Miteinander reden - Miteinander lernen

B wie Bibel

Von A bis Z. Wegweisende Texte 3


Liebe Leserin, lieber Leser,

Johann Hinrich Claussen, seit 2016 Kulturbeauftragter des Rates der Evangelischen Kirche in Deutschland (davor Hauptpastor in Hamburg), spricht sich in seinem Beitrag mit überzeugenden Argumenten für ein historisch-kritisches Verständnis der biblischen Texte aus. Damit befindet er sich im Einklang mit Albert Schweitzer, für den es zum Wesen des Protestantismus gehört, die Anfänge der Religion überhaupt und speziell des Christentums ohne falsche Rücksichten zu erforschen, um damit zum bleibenden Gehalt der (christlichen) Religion vorzudringen.

Biblische Texte mit wachem Geist und ohne dogmatische Vorgaben aus ihrem Entstehungszusammenhang zu begreifen, dabei handelt es sich um ein Gebot der intellektuellen Redlichkeit. Bereits Martin Luther hat sich auf dem Reichstag zu Worms nicht nur auf die Bibel berufen, sondern auch auf die Vernunft. Ein fundamentalistisches Bibelverständnis kann sich also nicht auf Luther als Gewährsmann stützen. Und so verwundert es nicht, dass der Reformator schon manche Einsichten vorwegnahm, die erst die historisch-kritische Bibelwissenschaft im 19. Jahrhundert erarbeitet hat.

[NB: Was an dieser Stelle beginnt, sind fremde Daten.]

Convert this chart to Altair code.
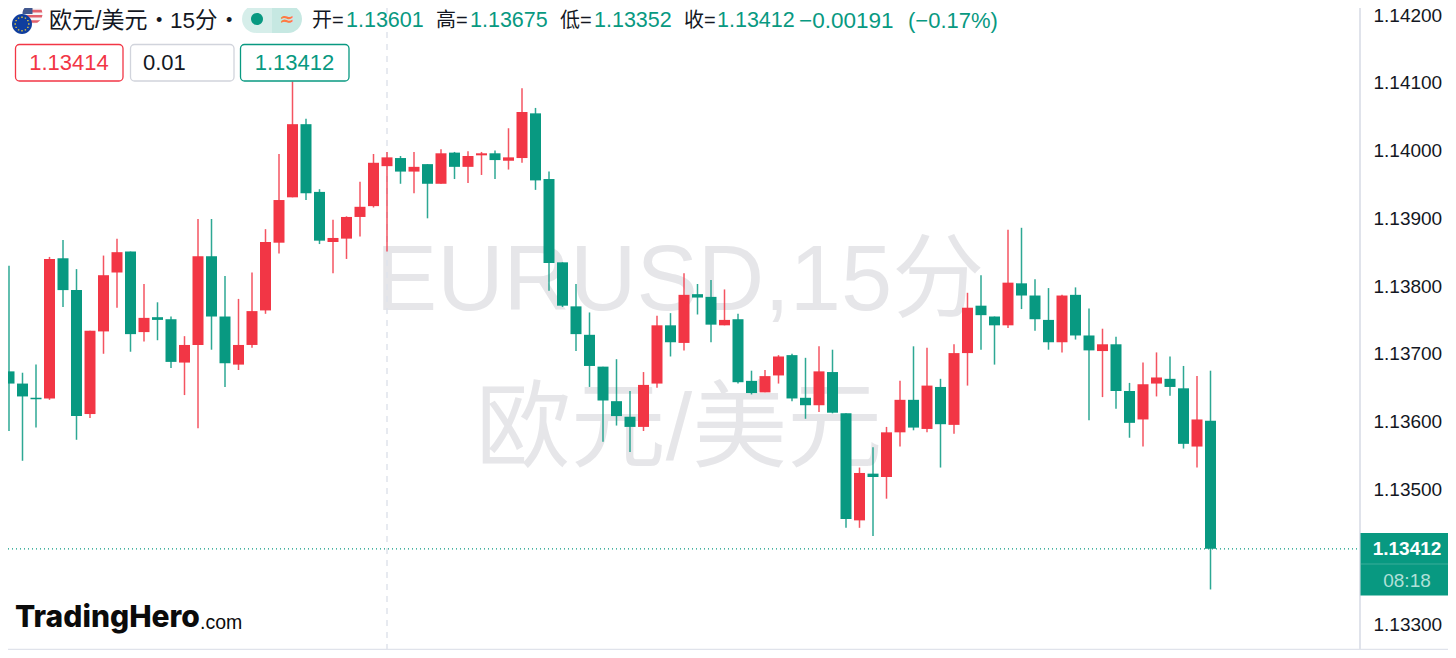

Für „geisterfüllte Leseerlebnisse(um mit Johann Hinrich Claussen zu sprechen) ist es sicher hilfreich, wenn man eine Bibel mit historischen Einführungen benutzt – wie etwa die Stuttgarter Erklärungsbibel, die neben dem Text der Lutherbibel die wichtigsten Erklärungen der exegetischen Forschung enthält. Nicht ohne Grund hatte bereits Luther seine Bibelübersetzung mit Vorreden zu den einzelnen biblischen Schriften versehen.

Es grüßt Sie freundlich
Ihr Werner Zager

 

Ein Stachel im Fleische

Plädoyer für ein aufgeklärtes Christentum und für die historisch-kritische Erforschung der Bibel

Von Johann Hinrich Claussen

Auch wenn man sich längst an die historisch-kritische Erforschung der Bibel gewöhnt haben mag, sie hat immer noch etwas Schockierendes an sich. Sie bleibt ein Stachel im Fleisch. Was aufgeklärte evangelische Theologen des 18. und 19. Jahrhunderts begannen, ist religionsgeschichtlich einzigartig. Nirgendwo sonst haben berufene Ausleger das heilige Buch ihrer Religion einer so radikalen Wahrheitsprüfung unterzogen. Muslimische oder jüdische Schriftgelehrte wären zu Vergleichbarem weder fähig noch bereit, ebenso wenig wie die Theologen der meisten anderen christlichen Konfessionen.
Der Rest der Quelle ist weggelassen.